Sorry, Not Sorry — You Need to Hear This Piece of Advice
I do this. You do this. Sometimes we all do this.
Women do this more. Junior employees definitely do. Bosses tend to steer away from it, but even they commit this bad habit.
I’m talking about the human tic that causes us to apologize.
When I’m less confident, I apologize. When I have to ask a tough question, I sometimes apologize. When I’m about to make a pitch to someone, I apologize.
And every time I do, I cringe afterward. How much better would all of that have sounded if I’d just cut out the extraneous words before?
What am I apologizing for? To be honest, for a variety of reasons, none of which sound very good. To soften the impact? To deflect criticism before it’s uttered? To appear more likable?
I talked about this bad habit with Charlie Rose, whose life’s work is all about asking people the tough, probing questions. He’s been able to wriggle information out of people that nobody else has. And he’s respected for it.
“I don’t apologize for questions,” he told me. “Just ask the question.
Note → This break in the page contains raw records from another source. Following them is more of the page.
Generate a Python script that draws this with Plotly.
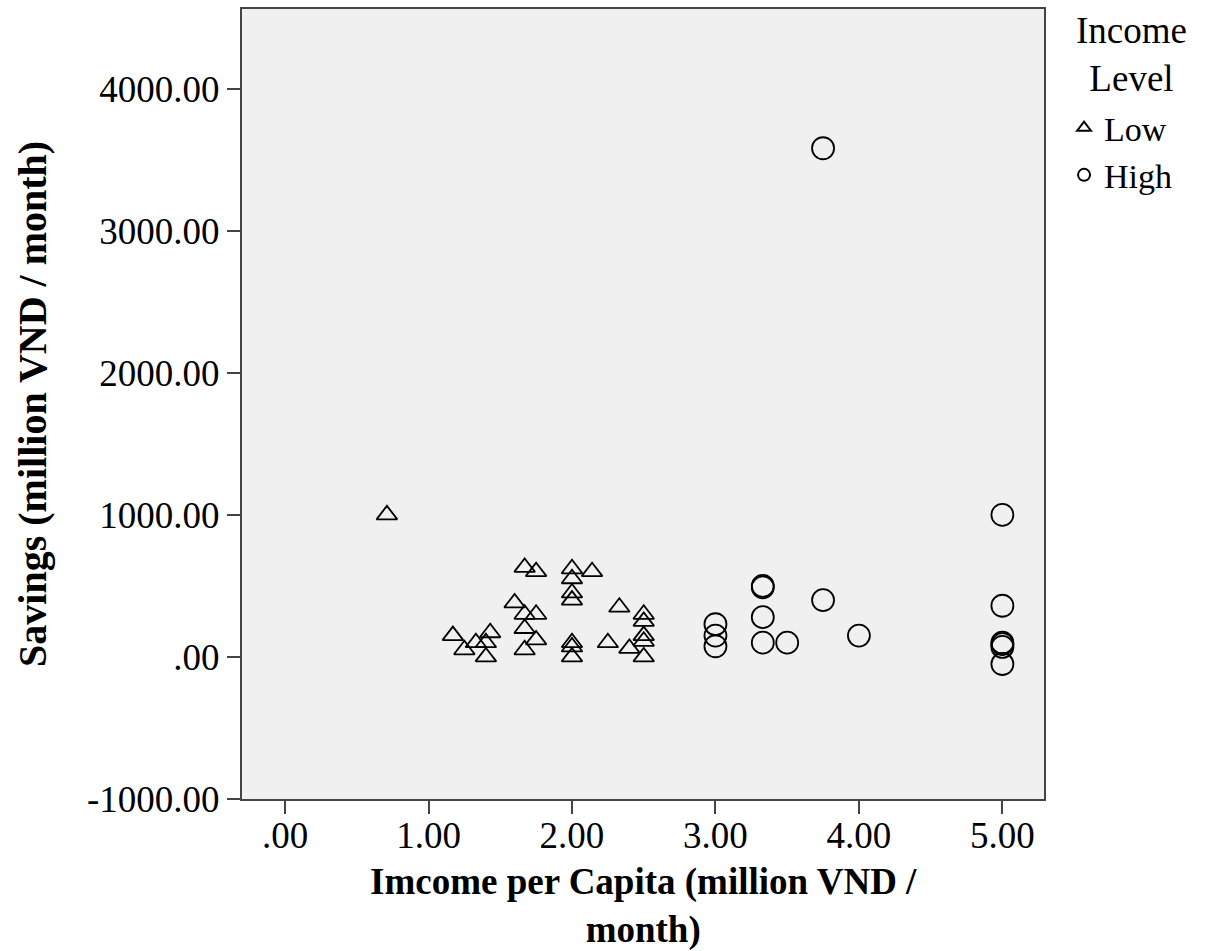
import plotly.graph_objects as go

# Low income households
low_income = [0.71, 1.67, 1.75, 2.00, 2.14, 2.00, 2.00, 2.00, 1.60, 1.67, 1.75,
              2.33, 2.50, 2.50, 1.67, 1.17, 1.43, 1.33, 1.40, 1.75, 2.00, 2.00,
              2.25, 2.50, 2.50, 2.40, 1.25, 1.67, 1.40, 2.00, 2.50]
low_savings = [1000, 630, 600, 620, 600, 550, 450, 400, 380, 300, 300,
               350, 300, 250, 200, 150, 170, 100, 100, 120, 100, 70,
               100, 150, 110, 60, 50, 50, 0, 0, 0]

# High income households
high_income = [5.00, 3.33, 3.33, 3.75, 5.00, 3.00, 3.00, 3.00, 3.33, 3.33,
               3.50, 4.00, 5.00, 5.00, 5.00, 5.00, 3.75]
high_savings = [1000, 500, 490, 400, 360, 230, 150, 75, 280, 100,
                100, 150, 100, 90, 70, -50, 3580]

x_ticks = [0, 1, 2, 3, 4, 5]
x_tick_text = [".00", "1.00", "2.00", "3.00", "4.00", "5.00"]
y_ticks = [-1000, 0, 1000, 2000, 3000, 4000]
y_tick_text = ["-1000.00", ".00", "1000.00", "2000.00", "3000.00", "4000.00"]

FONT = "Liberation Serif, Times New Roman, serif"

fig = go.Figure()
fig.add_trace(go.Scatter(
    x=low_income, y=low_savings, mode="markers", name="Low",
    marker=dict(symbol="triangle-up-open", size=18, color="black",
                line=dict(width=1.8, color="black")),
))
fig.add_trace(go.Scatter(
    x=high_income, y=high_savings, mode="markers", name="High",
    marker=dict(symbol="circle-open", size=22, color="black",
                line=dict(width=1.8, color="black")),
))

axis_common = dict(
    showgrid=False, zeroline=False, showline=True, linecolor="#444444",
    linewidth=2, mirror=True, ticks="outside", ticklen=13, tickwidth=2,
    tickcolor="#444444", automargin=False,
    tickfont=dict(family=FONT, size=37, color="black"),
)

fig.update_layout(
    width=1211, height=951,
    margin=dict(l=242, r=167, t=9, b=152),
    paper_bgcolor="white", plot_bgcolor="#f0f0f0",
    font=dict(family=FONT, color="black"),
    xaxis=dict(range=[-0.3, 5.29], tickvals=x_ticks, ticktext=x_tick_text,
               ticklabelstandoff=-10, **axis_common),
    yaxis=dict(range=[-1000, 4560], tickvals=y_ticks, ticktext=y_tick_text,
               **axis_common),
    legend=dict(x=1.025, xanchor="left", y=0.886, yanchor="top",
                bgcolor="rgba(0,0,0,0)", tracegroupgap=0,
                font=dict(family=FONT, size=34, color="black"),
                itemsizing="constant"),
    showlegend=True,
)

# Axis titles
fig.add_annotation(text="<b>Imcome per Capita (million VND /<br>month)</b>",
                   xref="paper", yref="paper", x=0.5, y=-0.135,
                   xanchor="center", yanchor="middle", showarrow=False,
                   font=dict(family=FONT, size=37, color="black"))
fig.add_annotation(text="<b>Savings (million VND / month)</b>", xref="paper", yref="paper",
                   x=-0.262, y=0.5, xanchor="center", yanchor="middle", textangle=-90,
                   showarrow=False, font=dict(family=FONT, size=40, color="black"))

# Legend heading
fig.add_annotation(text="Income<br>Level", xref="paper", yref="paper",
                   x=1.1085, y=0.942, xanchor="center", yanchor="middle", showarrow=False,
                   font=dict(family=FONT, size=37, color="black"))

fig.write_html("out.html")
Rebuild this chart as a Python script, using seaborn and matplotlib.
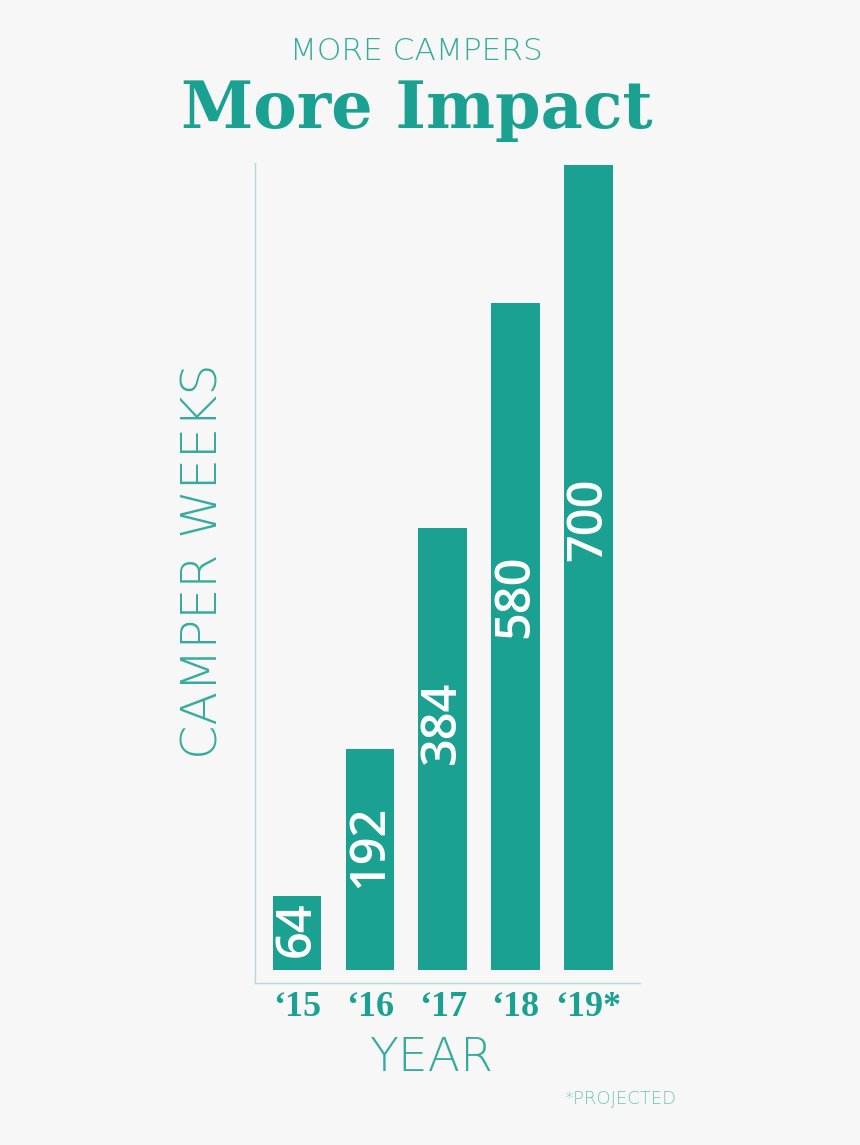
import matplotlib
matplotlib.use("Agg")
import matplotlib.pyplot as plt
import seaborn as sns
import pandas as pd

years = ["\u201815", "\u201816", "\u201817", "\u201818", "\u201819*"]
camper_weeks = [64, 192, 384, 580, 700]
value_labels = ["64", "192", "384", "580", "700"]

TEAL = "#1aa192"
LIGHT_TEAL = "#35ab9e"
AXIS_COL = "#b3dcd7"
BG = "#f7f7f7"

sns.set_theme(style="white")
plt.rcParams["font.family"] = ["Open Sans", "DejaVu Sans"]

W, H = 860, 1145
fig = plt.figure(figsize=(W / 100, H / 100), dpi=100, facecolor=BG)

def fx(px):
    return px / W

def fy(py):
    return 1 - py / H

ax = fig.add_axes([fx(255), fy(983), fx(640) - fx(255), (983 - 163) / H])
ax.set_facecolor(BG)

df = pd.DataFrame({"year": years, "weeks": camper_weeks})
sns.barplot(data=df, x="year", y="weeks", color=TEAL, saturation=1,
            width=0.667, ax=ax, edgecolor="none")

px_per_unit = 1.15
ax.set_ylim(-13 / px_per_unit, (970 - 163) / px_per_unit)
ax.set_xlim(-0.578, 4.71)

for s in ["top", "right"]:
    ax.spines[s].set_visible(False)
for s in ["left", "bottom"]:
    ax.spines[s].set_color(AXIS_COL)
    ax.spines[s].set_linewidth(1.0)

ax.set_yticks([])
ax.tick_params(axis="x", length=0, pad=6)
for lbl in ax.get_xticklabels():
    lbl.set_fontfamily(["Liberation Serif", "DejaVu Serif"])
    lbl.set_fontweight("bold")
    lbl.set_fontsize(26)
    lbl.set_color(TEAL)
ax.set_xlabel("")
ax.set_ylabel("")

for i, (v, t) in enumerate(zip(camper_weeks, value_labels)):
    ax.text(i, v * 0.56, t, rotation=90, ha="center", va="center",
            color="white", fontsize=35, fontweight="semibold",
            family=["Open Sans", "DejaVu Sans"])

light = dict(fontweight=200, family=["DejaVu Sans"])
fig.text(fx(416), fy(52), "MORE CAMPERS", ha="center", va="center",
         color=LIGHT_TEAL, fontsize=22.5, **light)
fig.text(fx(417), fy(110), "More Impact", ha="center", va="center",
         color=TEAL, fontsize=47, fontweight="bold",
         family=["DejaVu Serif"])
fig.text(fx(204), fy(561), "CAMPER WEEKS", ha="center", va="center",
         rotation=90, color=LIGHT_TEAL, fontsize=35.5, **light)
fig.text(fx(432), fy(1058), "YEAR", ha="center", va="center",
         color=LIGHT_TEAL, fontsize=34, **light)
fig.text(fx(620), fy(1099), "*PROJECTED", ha="center", va="center",
         color="#6cc4b9", fontsize=13, **light)

fig.savefig("out.png", dpi=100, facecolor=BG)
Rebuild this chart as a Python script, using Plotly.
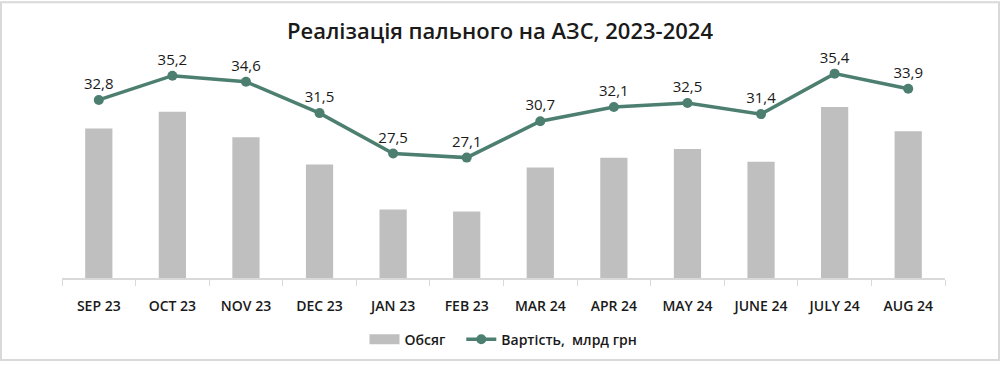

I said to (Russian president Vladimir) Putin, ‘I know you’re not going to like this, but a lot of people think you’re being very aggressive in Ukraine.’ His response to me was, ‘You’re right. I don’t like it.’ Just ask the question. It comes from genuine curiosity. If you do that to people, they’re with you, and they want to satisfy your curiosity.” (listen to the full interview here)
Likewise, a few years ago, I was at a BuildOn dinner where Lee Cooperman, the famed hedge fund billionaire, was giving the keynote. He said to all the kids gathered at the dinner something to the effect of his success is something they should all try to emulate.
At first, you might be turned off by the arrogance he managed to muster saying that. But he quickly added, “I’ll tell you why,” and then he rattled off his accomplishments. Son of immigrants. Bronx kid. First in his family to go to college. Worked his way up the Goldman Sachs chain. Left to start his own firm. All self-made. By the end, the kids were applauding.
I liked the technique Cooperman used:
I’ll tell you I’m great, and then I’ll tell you why and you decide.
So if you ever catch yourself wanting to apologize first, think of Cooperman or Rose. Just ask the question or make the statement, and then back it up. Take “I’m sorry” out of the rotation. Make no apologies and you’ll soon get the respect you deserve.